Was there any specific inspiration that made you decide to start your own business?
When I was in health care, I’d always bake for a lot of friends. We relied a lot on treats and cake and carbs and caffeine, and so I started doing it more and more. You know that moment when everyone says “Do what makes you happy”? Well, this does make me happy, so I just decided, “What the hey,” I’m gonna give it a go at doing what makes me happy.
How do you operate right now?
It’s still very small right now. It’s just a tiny little home operation and I only very recently got the confidence to meander outside my front door. I’m at Blackbird Cafe on Mondays from 4-7 p.m. selling vegan, non-GMO tortillas, but that’s a very recent venture and they’re not sure if it’s going to be year-round. Right now it’s basically by appointment only. I take custom orders online [through social media] and deliver them.
What’s on the menu?
I’m still finishing the menu, but the things I can say are confidently on the menu are homemade tortillas, chewy chocolate chip cookies and an ode to my Mexican cookies I grew up with, galletas grageas—sugar cookies rolled in sprinkles, and made-to-order cakes.

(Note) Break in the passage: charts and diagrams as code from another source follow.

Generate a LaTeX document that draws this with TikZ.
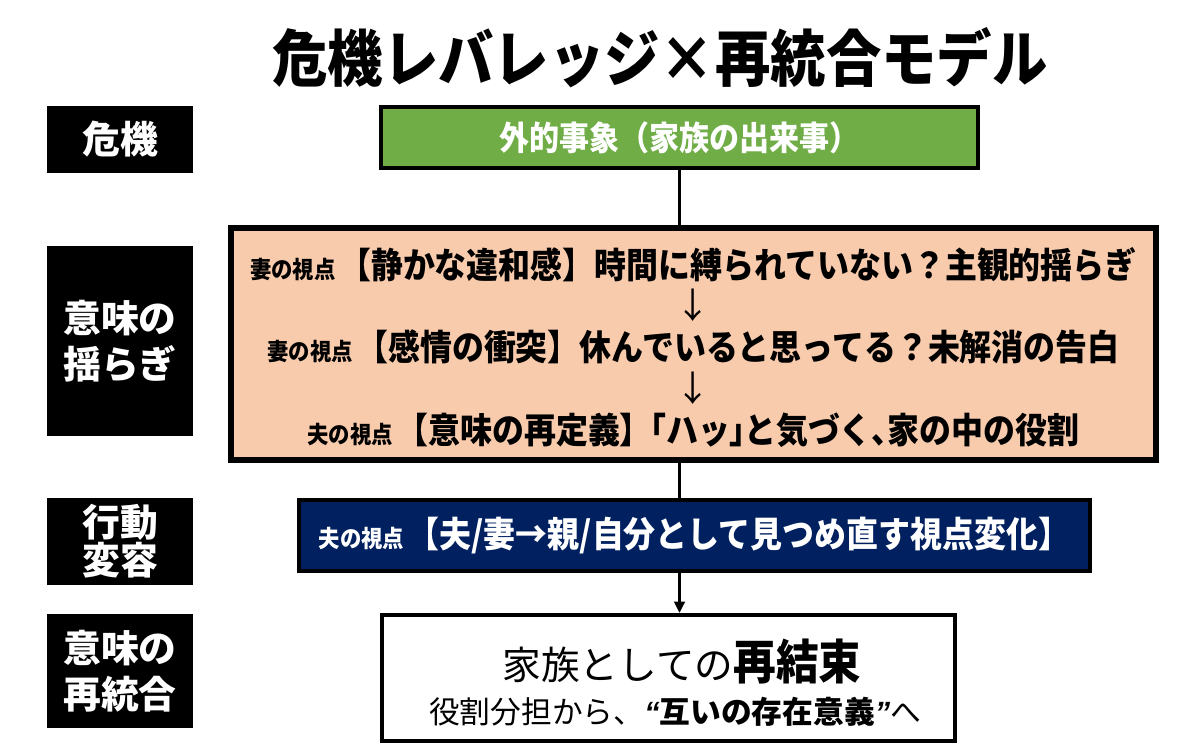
\documentclass[tikz,border=0pt]{standalone}
\usepackage{fontspec}
\setmainfont{Noto Sans CJK JP}
\newfontfamily\jpn{Noto Sans CJK JP}[FakeStretch=0.9]
\newfontfamily\lat{Liberation Sans}
\usetikzlibrary{arrows.meta}
\definecolor{evgreen}{HTML}{70AD47}
\definecolor{swaypeach}{HTML}{F8CBAD}
\definecolor{actnavy}{HTML}{002060}
\newcommand{\viewfont}{\jpn\bfseries\fontsize{13.5}{16}\selectfont}
\newcommand{\linefont}{\jpn\bfseries\fontsize{20.2}{24}\selectfont}
\tikzset{
  stagelabel/.style={fill=black, text=white, align=center, inner sep=0pt,
    minimum width=2.92cm, font=\bfseries\fontsize{21.5}{26}\selectfont},
  flowbox/.style={draw=black, line width=2.3pt, inner sep=0pt},
  conn/.style={line width=1.7pt}
}

\begin{document}
\begin{tikzpicture}[line cap=butt,line join=miter,>={Triangle[width=6pt,length=6.5pt]},x=0.02cm,y=-0.02cm]
\useasboundingbox (0,0) rectangle (1200,747);
\node (title) at (660,58) {\jpn\bfseries\fontsize{35}{40}\selectfont 危機レバレッジ×再統合モデル};
% stage labels on the left
\node [stagelabel, minimum height=1.34cm] (crisis) at (120,139.5) {危機};
\node [stagelabel, minimum height=3.8cm] (sway) at (120,341) {意味の\\揺らぎ};
\node [stagelabel, minimum height=1.74cm, font=\bfseries\fontsize{21.5}{21.5}\selectfont] (act) at (120,541.5) {行動\\変容};
\node [stagelabel, minimum height=2.28cm] (reunite) at (120,671) {意味の\\再統合};
% flow boxes
\node [flowbox, fill=evgreen, text=white, minimum width=11.94cm, minimum height=1.22cm,
  font=\jpn\bfseries\fontsize{19}{22}\selectfont] (event) at (679.5,137.5) {外的事象（家族の出来事）};
\node [flowbox, line width=3.4pt, fill=swaypeach, minimum width=18.5cm, minimum height=4.64cm] (swaybox) at (693.5,344) {};
\node (view1) at (693.5,265) {{\viewfont 妻の視点}\hspace{2pt}{\linefont 【静かな違和感】時間に縛られていない？主観的揺らぎ}};
\node (down1) at (693.5,305) {\fontsize{20}{24}\selectfont ↓};
\node (view2) at (693.5,347) {{\viewfont 妻の視点}\hspace{2pt}{\linefont 【感情の衝突】休んでいると思ってる？未解消の告白}};
\node (down2) at (693.5,388) {\fontsize{20}{24}\selectfont ↓};
\node (view3) at (693.5,430) {{\viewfont 夫の視点}\hspace{2pt}{\linefont 【意味の再定義】\kern-.5em「ハッ」\kern-.5em と気づく、\kern-.45em 家の中の役割}};
\node [flowbox, fill=actnavy, text=white, minimum width=15.82cm, minimum height=1.42cm] (actbox) at (694.5,535.5)
  {{\viewfont 夫の視点}\hspace{2pt}{\linefont 【夫/妻→親/自分として見つめ直す視点変化】}};
\node [flowbox, fill=white, minimum width=11.46cm, minimum height=2.52cm] (bond) at (668.5,678) {};
\node (bond1) at (682,662) {\fontsize{22}{26}\selectfont 家族としての{\jpn\bfseries\fontsize{27}{30}\selectfont 再結束}};
\node (bond2) at (675,712) {\fontsize{17.5}{21}\selectfont 役割分担から、{\lat\bfseries\itshape “}{\bfseries 互いの存在意義}{\lat\bfseries\itshape ”}へ};
% connectors
\draw [conn] (event.south) -- (event.south |- swaybox.north);
\draw [conn] (event.south |- swaybox.south) -- (event.south |- actbox.north);
\draw [conn,->] (event.south |- actbox.south) -- (event.south |- bond.north);
\end{tikzpicture}
\end{document}
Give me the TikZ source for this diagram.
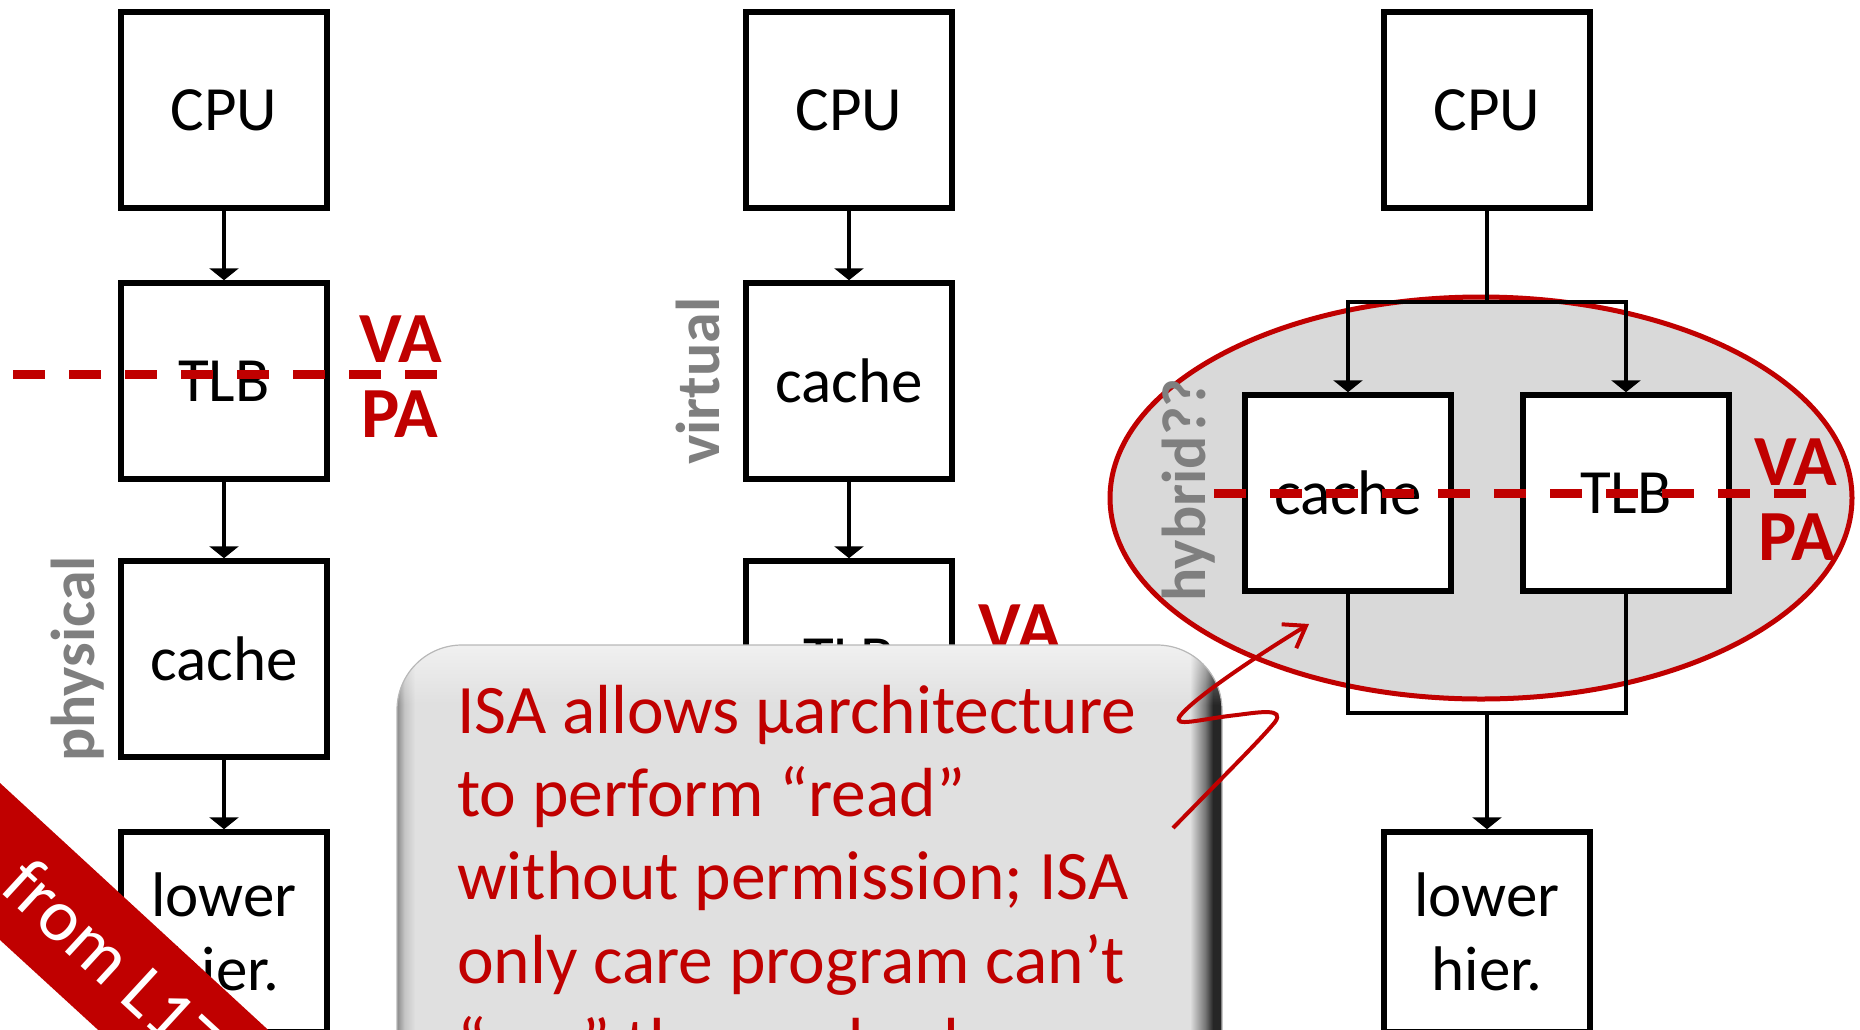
\documentclass[tikz,border=0pt]{standalone}
\usepackage{fontspec}
\setmainfont{Carlito}
\usetikzlibrary{arrows.meta,fadings}

\definecolor{slidered}{HTML}{C00000}
\definecolor{labelgray}{HTML}{7F7F7F}
\definecolor{ovalfill}{HTML}{D9D9D9}
\definecolor{calloutfill}{HTML}{E0E0E0}
\definecolor{bvleft}{HTML}{8A8A8A}
\definecolor{bvleftmid}{HTML}{C4C4C4}
\definecolor{bvrightmid}{HTML}{767676}
\definecolor{bvright}{HTML}{262626}

% bevelled side edges of the callout panel
\pgfdeclarehorizontalshading{bevelside}{100bp}{%
  color(0bp)=(bvleft); color(25bp)=(bvleft); color(25.45bp)=(bvleftmid);
  color(26.1bp)=(calloutfill); color(73.06bp)=(calloutfill);
  color(73.97bp)=(bvrightmid); color(74.45bp)=(bvright);
  color(75bp)=(bvright); color(100bp)=(bvright)}
\tikzfading[name=topglow, top color=transparent!45, bottom color=transparent!100]

\begin{document}
\begin{tikzpicture}[x=1pt,y=-1pt,
  unit/.style={draw, line width=5.5pt, fill=white, minimum width=206pt,
    minimum height=196pt, inner sep=0pt, align=center,
    font=\fontsize{63}{74}\selectfont},
  flow/.style={line width=4pt, -{Triangle[width=29pt,length=12pt]}},
  wire/.style={line width=4pt},
  sidetag/.style={text=labelgray, font=\bfseries\fontsize{62}{62}\selectfont,
    rotate=90, inner sep=0pt},
  addr/.style={text=slidered, font=\bfseries\fontsize{72}{72}\selectfont, inner sep=0pt},
  boundary/.style={draw=slidered, line width=9pt, dash pattern=on 32pt off 24pt},
  note/.style={text=slidered, font=\fontsize{69.5}{83}\selectfont, inner sep=0pt,
    anchor=base west},
]
\path[use as bounding box] (0,0) rectangle (1860,1029);
\clip (0,0) rectangle (1860,1029);

% hybrid region behind the parallel lookup
\filldraw[fill=ovalfill, draw=slidered, line width=5pt]
  (1481,498) ellipse [x radius=371, y radius=201];

% physically addressed cache
\node[unit] (pcpu) at (224,110) {CPU};
\node[unit] (ptlb) at (224,381) {TLB};
\node[unit] (pcache) at (224,659) {cache};
\node[unit, minimum height=200pt] (plow) at (224,932) {lower\\hier.};
\draw[flow] (pcpu) -- (ptlb);
\draw[flow] (ptlb) -- (pcache);
\draw[flow] (pcache) -- (plow);
\node[sidetag] (ptag) at (78,659) {physical};

% virtually addressed cache
\node[unit] (vcpu) at (849,110) {CPU};
\node[unit] (vcache) at (849,381) {cache};
\node[unit] (vtlb) at (849,659) {TLB};
\draw[flow] (vcpu) -- (vcache);
\draw[flow] (vcache) -- (vtlb);
\node[sidetag] (vtag) at (698,381) {virtual};
\node[addr] (vva) at (1020,628) {VA};

% cache and TLB looked up in parallel
\node[unit] (hcpu) at (1487,110) {CPU};
\node[unit] (hcache) at (1348,493) {cache};
\node[unit] (htlb) at (1626,493) {TLB};
\node[unit, minimum height=200pt] (hlow) at (1487,932) {lower\\hier.};
\coordinate (hsplit) at (1487,302);
\coordinate (hjoin) at (1487,713);
\draw[wire] (hcpu) -- (hsplit);
\draw[flow] (hsplit) -| (hcache.north);
\draw[flow] (hsplit) -| (htlb.north);
\draw[wire] (hcache.south) |- (hjoin);
\draw[wire] (htlb.south) |- (hjoin);
\draw[flow] (hjoin) -- (hlow);
\node[sidetag] (htag) at (1189,490) {hybrid??};

% VA / PA boundaries
\coordinate (pbl) at (13,374);
\coordinate (pbr) at (437,374);
\draw[boundary] (pbl) -- (pbr);
\node[addr] (pva) at (401,339) {VA};
\node[addr] (ppa) at (400,414) {PA};
\coordinate (hbl) at (1214,493);
\coordinate (hbr) at (1807,493);
\draw[boundary] (hbl) -- (hbr);
\node[addr] (hva) at (1796,462) {VA};
\node[addr] (hpa) at (1797,537) {PA};

% callout panel
\shade[shading=bevelside, rounded corners=65pt] (397,645) rectangle (1222,1100);
\begin{scope}
  \clip[rounded corners=65pt] (397,645) rectangle (1222,1100);
  \fill[white, path fading=topglow] (397,645) rectangle (1222,705);
\end{scope}
\draw[black!28, line width=1.2pt, rounded corners=65pt] (397,645) rectangle (1222,1100);
\node[note] (n1) at (457,733) {ISA allows μarchitecture};
\node[note] (n2) at (457,816) {to perform “read”};
\node[note] (n3) at (457,899) {without permission; ISA};
\node[note] (n4) at (457,983) {only care program can’t};
\node[note] (n5) at (457,1066) {“see” the read value};

% pointer from the callout into the hybrid region
\coordinate (sqs) at (1173,828);
\coordinate (sqe) at (1309,624);
\draw[slidered, line width=4pt, -{Straight Barb[length=20pt,width=28pt]}]
  (sqs) .. controls (1225,775) and (1262,738) .. (1275,722)
        .. controls (1285,708) and (1260,712) .. (1237,715)
        .. controls (1200,719) and (1172,728) .. (1180,716)
        .. controls (1192,700) and (1250,660) .. (sqe);

% corner ribbon
\fill[slidered] (0,783) -- (290,1050) -- (120,1050) -- (0,940) -- cycle;
\node[text=white, font=\fontsize{74}{74}\selectfont, rotate=-42.6,
  anchor=base west, inner sep=0pt] (ribbon) at (-2,890) {from L17};
\end{tikzpicture}
\end{document}
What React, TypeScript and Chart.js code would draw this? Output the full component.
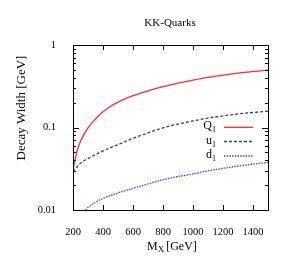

Any sort of risks involved?
You have to be respectful with food. Your kitchen has to be a sacred space—you’re always running a real risk when you cook for people. I also never thought I’d be at this point where I would just literally leave something I loved so, so, so much in [health care], and change is scary. But leaving doesn’t always have to mean you weren’t happy, you just gotta grow.
What are future business plans?
I applied to the farmers’ market and I’m waiting to hear back, but the goal is to never stop doing this. If I got to a point where I could do this full-time, absolutely I would.